Agriculture Minister Marc Fesneau said Friday that the worst of the crisis was "pretty much behind us".
"But the issues that we have to deal with and that have emerged in this crisis are still ahead of us," he told CNews television.
Authorities said Thursday evening that many roadblocks across the country were being lifted or eased and farmers continued to move tractors off the streets on Friday morning, even though some blockades remained in place.
"It was a historic, tough, strong mobilisation," said Laurent Saint-Affre of the FDSEA union in the southern Aveyron department. But he said that a number of sticking points remained, warning authorities that farmers could take their tractors out on the streets again "in a few days".
Speaking to RTL, Arnaud Gaillot, head of the Young Farmers (JA) union, pointed to a sense of "fatigue" after ten days of protests and a "desire to put things on hold."
In Yvelines, southwest of Paris, the number of vehicles involved in a blockade had fallen from around twenty to seven tractors on Friday morning, police said.
The roadblocks on the A4 and A5 motorways in Seine-et-Marne east of the French capital have been lifted.
Around Lyon, all roadblocks were expected to be lifted by 2.00 pm (1300 GMT) on Friday.
A police source told AFP however that some protesters wanted to stay put until Saturday, while several "isolated groups" wanted to remain in place until France's huge Salon de l'Agriculture trade fair that opens on February 24.
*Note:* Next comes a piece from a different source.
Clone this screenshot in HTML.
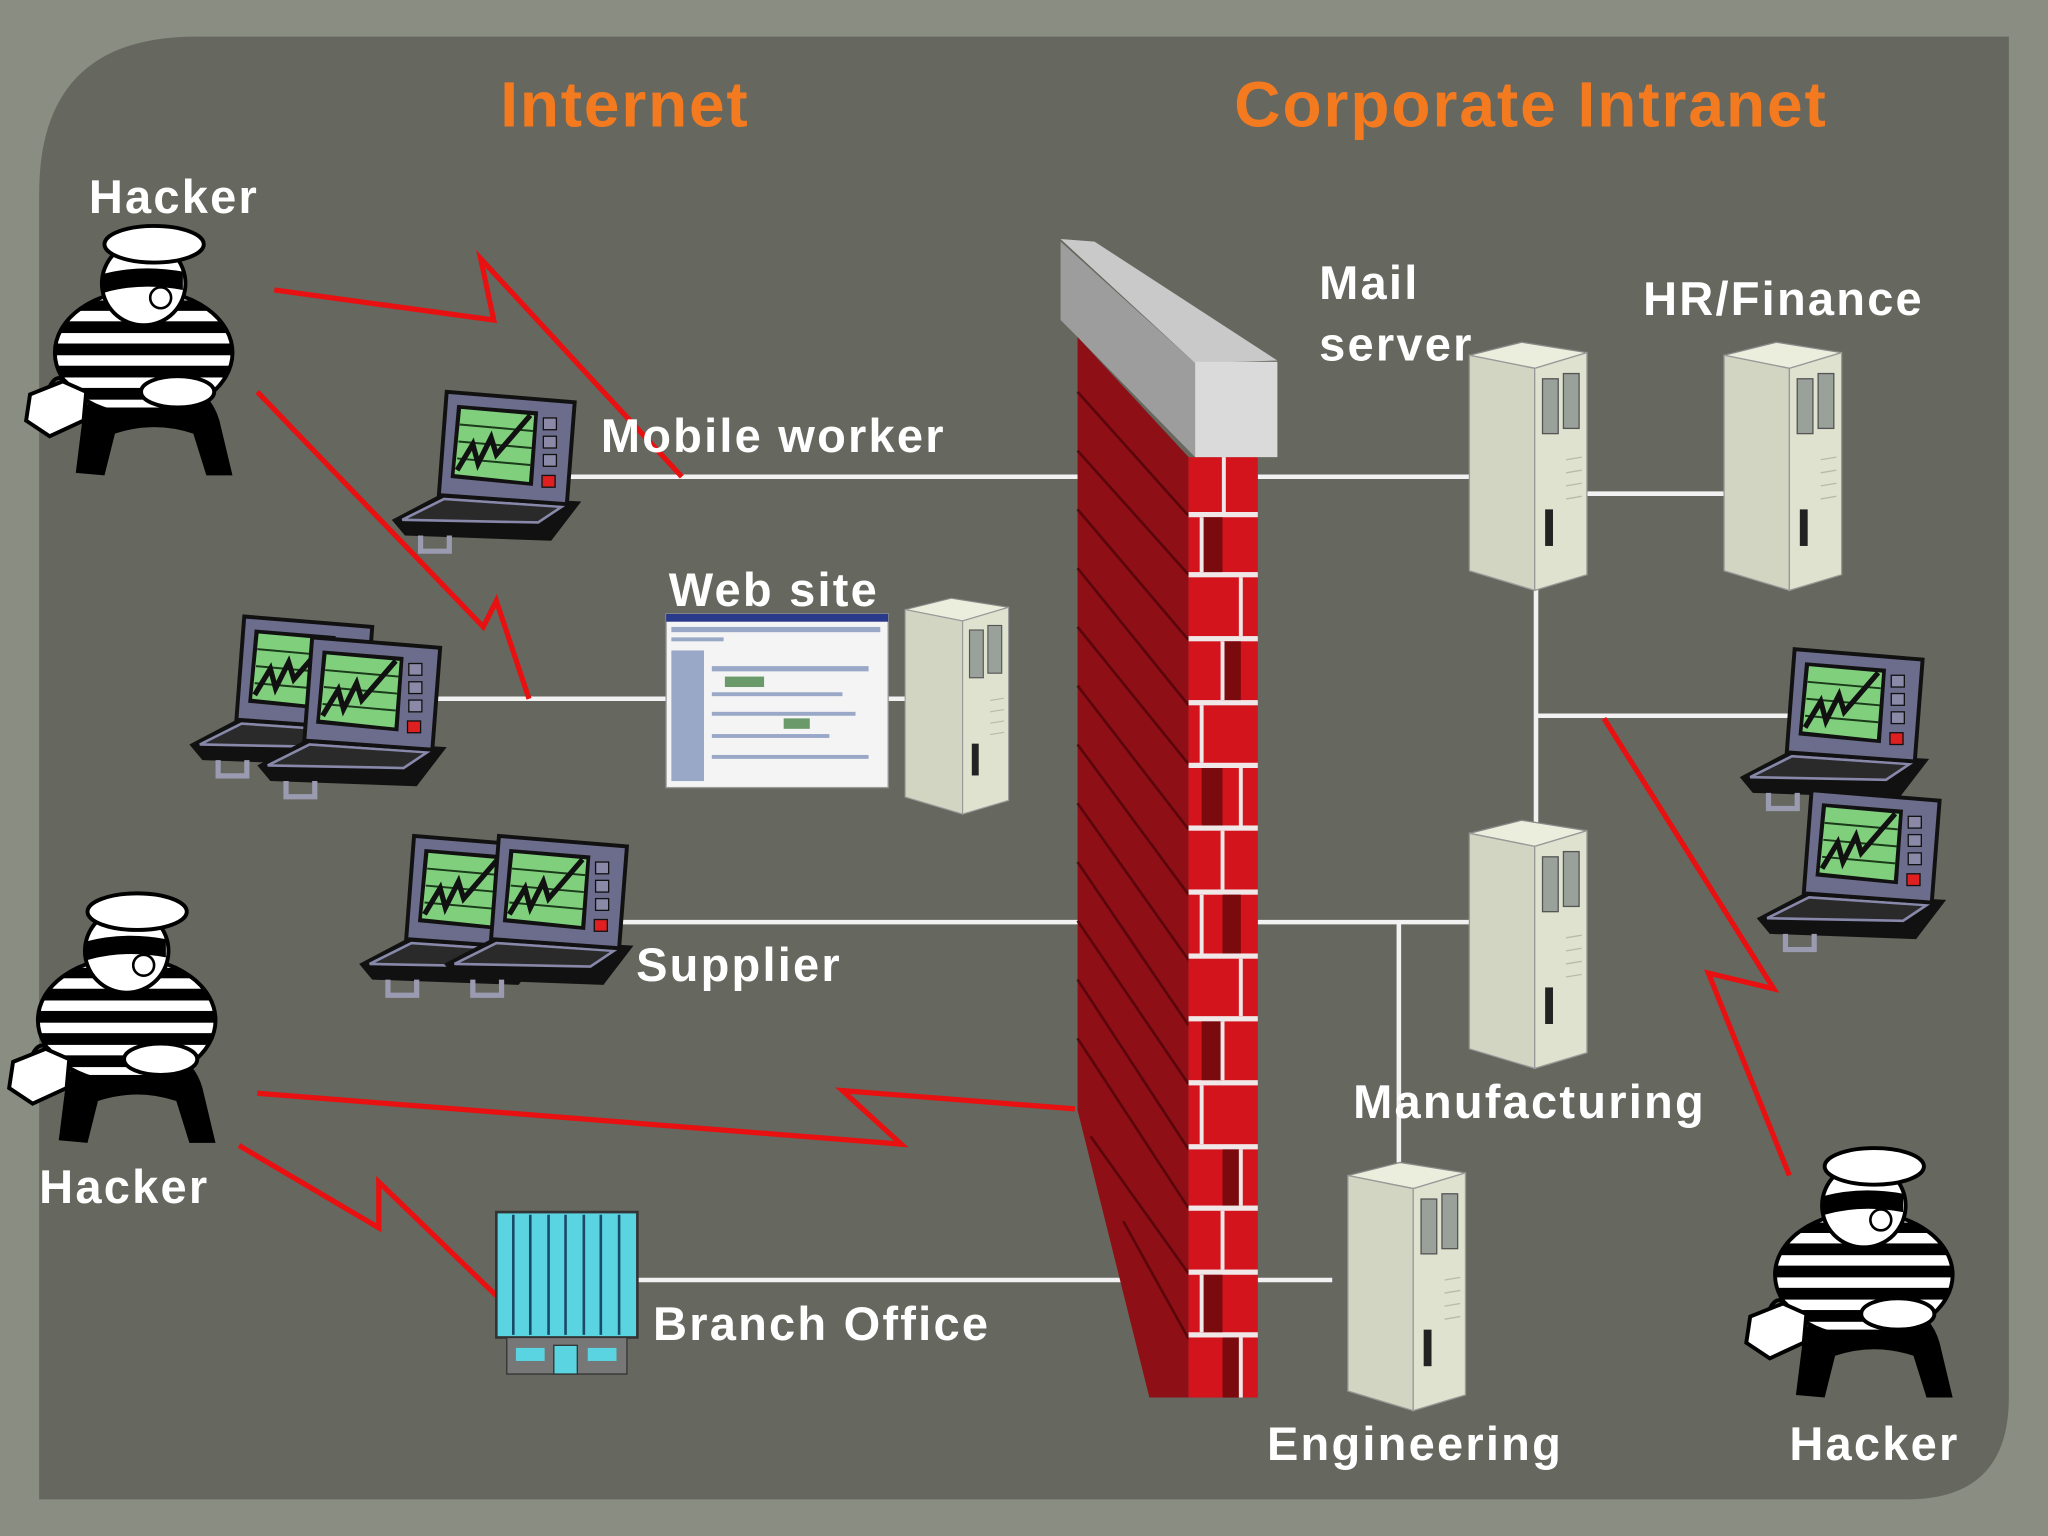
<!DOCTYPE html>
<html><head><meta charset="utf-8"><style>
html,body{margin:0;padding:0;background:#8a8d81;}
svg{display:block;}
text{font-family:"Liberation Sans",Arial,sans-serif;font-weight:bold;}
</style></head><body>
<svg width="2048" height="1536" viewBox="0 0 1568 1176" xmlns="http://www.w3.org/2000/svg">
<defs>
<clipPath id="torso"><ellipse cx="0" cy="0" rx="68" ry="48"/></clipPath>
<g id="laptop">
  <polygon points="0,98 38,78 145,84 122,114 10,110" fill="#111"/>
  <polygon points="8,98 40,82 130,88 112,100" fill="#2a2a2a" stroke="#8888aa" stroke-width="2"/>
  <polygon points="42,0 140,8 134,86 36,79" fill="#6c6c8c" stroke="#111" stroke-width="3"/>
  <polygon points="50,10 112,15 108,72 45,66" fill="#111"/>
  <polygon points="53,13 109,18 105,69 48,63" fill="#7fcf7c"/>
  <g stroke="#1a3a1a" stroke-width="1.5"><line x1="52" y1="25" x2="108" y2="30"/><line x1="51" y1="38" x2="107" y2="43"/><line x1="50" y1="51" x2="106" y2="56"/></g>
  <polyline points="50,60 62,40 66,55 76,35 80,48 106,18" fill="none" stroke="#111" stroke-width="4"/>
  <rect x="116" y="20" width="10" height="9" fill="#8a8aa8" stroke="#111"/>
  <rect x="116" y="34" width="10" height="9" fill="#8a8aa8" stroke="#111"/>
  <rect x="116" y="48" width="10" height="9" fill="#8a8aa8" stroke="#111"/>
  <rect x="115" y="64" width="10" height="9" fill="#e02020" stroke="#111"/>
  <path d="M22,110 v12 h22 v-12" fill="none" stroke="#9a9ab0" stroke-width="4"/>
</g>
<g id="server">
  <polygon points="0,10 40,0 90,8 50,20" fill="#eceedd" stroke="#888" stroke-width="1"/>
  <polygon points="0,10 50,20 50,190 0,175" fill="#d2d5c1" stroke="#999" stroke-width="1"/>
  <polygon points="50,20 90,8 90,178 50,190" fill="#dfe2cf" stroke="#999" stroke-width="1"/>
  <rect x="56" y="28" width="12" height="42" fill="#9aa09a" stroke="#555"/>
  <rect x="72" y="24" width="12" height="42" fill="#9aa09a" stroke="#555"/>
  <rect x="58" y="128" width="6" height="28" fill="#222"/>
  <g stroke="#b8bba8" stroke-width="1"><line x1="74" y1="90" x2="86" y2="88"/><line x1="74" y1="100" x2="86" y2="98"/><line x1="74" y1="110" x2="86" y2="108"/><line x1="74" y1="120" x2="86" y2="118"/></g>
</g>
<g id="hacker">
  <path d="M40,190 L45,150 Q50,118 90,115 Q140,115 150,150 L160,192 L140,192 L130,160 Q100,150 70,160 L62,192 Z" fill="#000"/>
  <g transform="translate(92,98)">
    <g clip-path="url(#torso)">
      <rect x="-70" y="-50" width="140" height="100" fill="#fff"/>
      <g fill="#000"><rect x="-70" y="-40" width="140" height="8"/><rect x="-70" y="-24" width="140" height="9"/><rect x="-70" y="-7" width="140" height="9"/><rect x="-70" y="10" width="140" height="9"/><rect x="-70" y="27" width="140" height="9"/><rect x="-70" y="42" width="140" height="9"/></g>
    </g>
    <ellipse cx="0" cy="0" rx="68" ry="48" fill="none" stroke="#000" stroke-width="3"/>
  </g>
  <ellipse cx="92" cy="45" rx="32" ry="32" fill="#fff" stroke="#000" stroke-width="3"/>
  <path d="M60,38 Q90,30 122,36 L122,50 Q90,44 62,52 Z" fill="#000"/>
  <ellipse cx="100" cy="15" rx="38" ry="14" fill="#fff" stroke="#000" stroke-width="3"/>
  <circle cx="105" cy="56" r="8" fill="#fff" stroke="#000" stroke-width="2"/>
  <ellipse cx="118" cy="128" rx="28" ry="12" fill="#fff" stroke="#000" stroke-width="3"/>
  <polygon points="5,130 30,120 48,128 46,150 20,162 2,150" fill="#fff" stroke="#000" stroke-width="3"/>
  <path d="M20,124 q6,-12 14,-2" fill="none" stroke="#000" stroke-width="3"/>
</g>
</defs>

<rect x="0" y="0" width="1568" height="1176" fill="#8a8d81"/>
<path d="M150,28 H1538 V1070 Q1538,1148 1460,1148 H30 V148 Q30,28 150,28 Z" fill="#66675e"/>

<text x="383" y="97" font-size="49" letter-spacing="1.4" fill="#f47a20">Internet</text>
<text x="945" y="97" font-size="49" letter-spacing="1.5" fill="#f47a20">Corporate Intranet</text>

<g stroke="#f2f2f2" stroke-width="3.5" fill="none">
  <line x1="430" y1="365" x2="826" y2="365"/><line x1="963" y1="365" x2="1125" y2="365"/>
  <line x1="1215" y1="378" x2="1320" y2="378"/>
  <line x1="330" y1="535" x2="510" y2="535"/><line x1="680" y1="535" x2="695" y2="535"/>
  <line x1="470" y1="706" x2="826" y2="706"/><line x1="963" y1="706" x2="1135" y2="706"/>
  <line x1="1071" y1="706" x2="1071" y2="890"/>
  <line x1="1176" y1="450" x2="1176" y2="630"/>
  <line x1="1176" y1="548" x2="1370" y2="548"/>
  <line x1="488" y1="980" x2="876" y2="980"/><line x1="963" y1="980" x2="1020" y2="980"/>
</g>

<!-- Wall -->
<polygon points="825,258 910,350 910,1070 880,1070 825,850" fill="#8e0f16"/>
<g stroke="#5a060a" stroke-width="2">
  <line x1="825" y1="300" x2="910" y2="395"/><line x1="825" y1="345" x2="910" y2="440"/><line x1="825" y1="390" x2="910" y2="490"/><line x1="825" y1="435" x2="910" y2="540"/><line x1="825" y1="480" x2="910" y2="585"/><line x1="825" y1="525" x2="910" y2="635"/><line x1="825" y1="570" x2="910" y2="685"/><line x1="825" y1="615" x2="910" y2="735"/><line x1="825" y1="660" x2="910" y2="785"/><line x1="825" y1="705" x2="910" y2="830"/><line x1="825" y1="750" x2="910" y2="880"/><line x1="825" y1="795" x2="910" y2="925"/><line x1="835" y1="870" x2="910" y2="975"/><line x1="860" y1="935" x2="910" y2="1025"/>
</g>
<rect x="910" y="350" width="53" height="720" fill="#d4141c"/>
<g fill="#f0e8e8">
  <rect x="910" y="392" width="53" height="4"/><rect x="910" y="438" width="53" height="4"/><rect x="910" y="487" width="53" height="4"/><rect x="910" y="536" width="53" height="4"/><rect x="910" y="584" width="53" height="4"/><rect x="910" y="632" width="53" height="4"/><rect x="910" y="681" width="53" height="4"/><rect x="910" y="730" width="53" height="4"/><rect x="910" y="778" width="53" height="4"/><rect x="910" y="827" width="53" height="4"/><rect x="910" y="876" width="53" height="4"/><rect x="910" y="923" width="53" height="4"/><rect x="910" y="972" width="53" height="4"/><rect x="910" y="1020" width="53" height="4"/>
</g>
<g fill="#7a0a0e">
  <rect x="920" y="396" width="16" height="42"/><rect x="936" y="491" width="14" height="45"/><rect x="920" y="588" width="16" height="44"/><rect x="936" y="685" width="14" height="45"/><rect x="920" y="782" width="16" height="45"/><rect x="936" y="880" width="14" height="43"/><rect x="920" y="976" width="16" height="44"/><rect x="936" y="1024" width="14" height="46"/>
</g>
<g stroke="#f0e8e8" stroke-width="3">
  <line x1="937" y1="350" x2="937" y2="392"/><line x1="920" y1="396" x2="920" y2="438"/><line x1="950" y1="442" x2="950" y2="487"/><line x1="936" y1="491" x2="936" y2="536"/><line x1="920" y1="540" x2="920" y2="584"/><line x1="950" y1="588" x2="950" y2="632"/><line x1="936" y1="636" x2="936" y2="681"/><line x1="920" y1="685" x2="920" y2="730"/><line x1="950" y1="734" x2="950" y2="778"/><line x1="936" y1="782" x2="936" y2="827"/><line x1="920" y1="831" x2="920" y2="876"/><line x1="950" y1="880" x2="950" y2="923"/><line x1="936" y1="927" x2="936" y2="972"/><line x1="920" y1="976" x2="920" y2="1020"/><line x1="950" y1="1024" x2="950" y2="1070"/>
</g>
<polygon points="812,185 915,278 915,350 825,258 812,245" fill="#9d9d9d"/>
<polygon points="812,183 838,185 978,276 915,278" fill="#c9c9c9"/>
<rect x="915" y="277" width="63" height="73" fill="#dadada"/>

<!-- Red attack lines -->
<g stroke="#e81010" stroke-width="4" fill="none" stroke-linejoin="miter">
  <polyline points="210,222 378,245 368,198 522,365"/>
  <polyline points="197,300 370,480 380,460 405,535"/>
  <polyline points="197,837 690,876 645,835 823,849"/>
  <polyline points="183,877 290,940 290,905 380,992"/>
  <polyline points="1228,550 1358,757 1308,745 1370,900"/>
</g>

<use href="#laptop" transform="translate(300,300)"/>
<use href="#laptop" transform="translate(145,472)"/>
<use href="#laptop" transform="translate(197,488)"/>
<use href="#laptop" transform="translate(275,640)"/>
<use href="#laptop" transform="translate(340,640)"/>
<use href="#laptop" transform="translate(1332,497)"/>
<use href="#laptop" transform="translate(1345,605)"/>

<use href="#server" transform="translate(1125,262)"/>
<use href="#server" transform="translate(1320,262)"/>
<use href="#server" transform="translate(693,458) scale(0.88,0.87)"/>
<use href="#server" transform="translate(1125,628)"/>
<use href="#server" transform="translate(1032,890)"/>

<rect x="510" y="470" width="170" height="133" fill="#f4f4f4" stroke="#999"/>
<rect x="510" y="470" width="170" height="6" fill="#2a3a8a"/>
<g fill="#9aa8c8"><rect x="514" y="480" width="160" height="4"/><rect x="514" y="488" width="40" height="3"/><rect x="514" y="498" width="25" height="100"/><rect x="545" y="510" width="120" height="4"/><rect x="545" y="530" width="100" height="3"/><rect x="545" y="545" width="110" height="3"/><rect x="545" y="562" width="90" height="3"/><rect x="545" y="578" width="120" height="3"/></g>
<g fill="#6a9a6a"><rect x="555" y="518" width="30" height="8"/><rect x="600" y="550" width="20" height="8"/></g>

<rect x="380" y="928" width="108" height="96" fill="#5ad4e0" stroke="#333" stroke-width="2"/>
<g stroke="#1a4a6a" stroke-width="2"><line x1="393" y1="930" x2="393" y2="1022"/><line x1="406" y1="930" x2="406" y2="1022"/><line x1="420" y1="930" x2="420" y2="1022"/><line x1="433" y1="930" x2="433" y2="1022"/><line x1="447" y1="930" x2="447" y2="1022"/><line x1="460" y1="930" x2="460" y2="1022"/><line x1="474" y1="930" x2="474" y2="1022"/></g>
<rect x="388" y="1024" width="92" height="28" fill="#777" stroke="#333"/>
<rect x="395" y="1032" width="22" height="10" fill="#5ad4e0"/><rect x="450" y="1032" width="22" height="10" fill="#5ad4e0"/><rect x="424" y="1030" width="18" height="22" fill="#5ad4e0" stroke="#333"/>

<use href="#hacker" transform="translate(18,172)"/>
<use href="#hacker" transform="translate(5,683)"/>
<use href="#hacker" transform="translate(1335,878)"/>

<g fill="#ffffff" font-size="36" letter-spacing="1.7">
<text x="68" y="163">Hacker</text>
<text x="460" y="346">Mobile worker</text>
<text x="512" y="464">Web site</text>
<text x="487" y="751">Supplier</text>
<text x="30" y="921">Hacker</text>
<text x="500" y="1026">Branch Office</text>
<text x="1010" y="229">Mail</text>
<text x="1010" y="276">server</text>
<text x="1258" y="241">HR/Finance</text>
<text x="1036" y="856">Manufacturing</text>
<text x="970" y="1118">Engineering</text>
<text x="1370" y="1118">Hacker</text>
</g>
</svg>
</body></html>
The FNSEA, France's biggest rural union, wants to see the first government measures implemented by the start of the trade fare and a law passed by June, its head Arnaud Rousseau said on BFMTV.
Thousands of farmers from across Europe had gathered in Brussels on Thursday, where French President Emmanuel Macron held talks with European Commission chief Ursula von der Leyen.
Macron told reporters that France had managed to persuade the EU to "impose stricter rules" for cereal and poultry imports, including from war-torn Ukraine.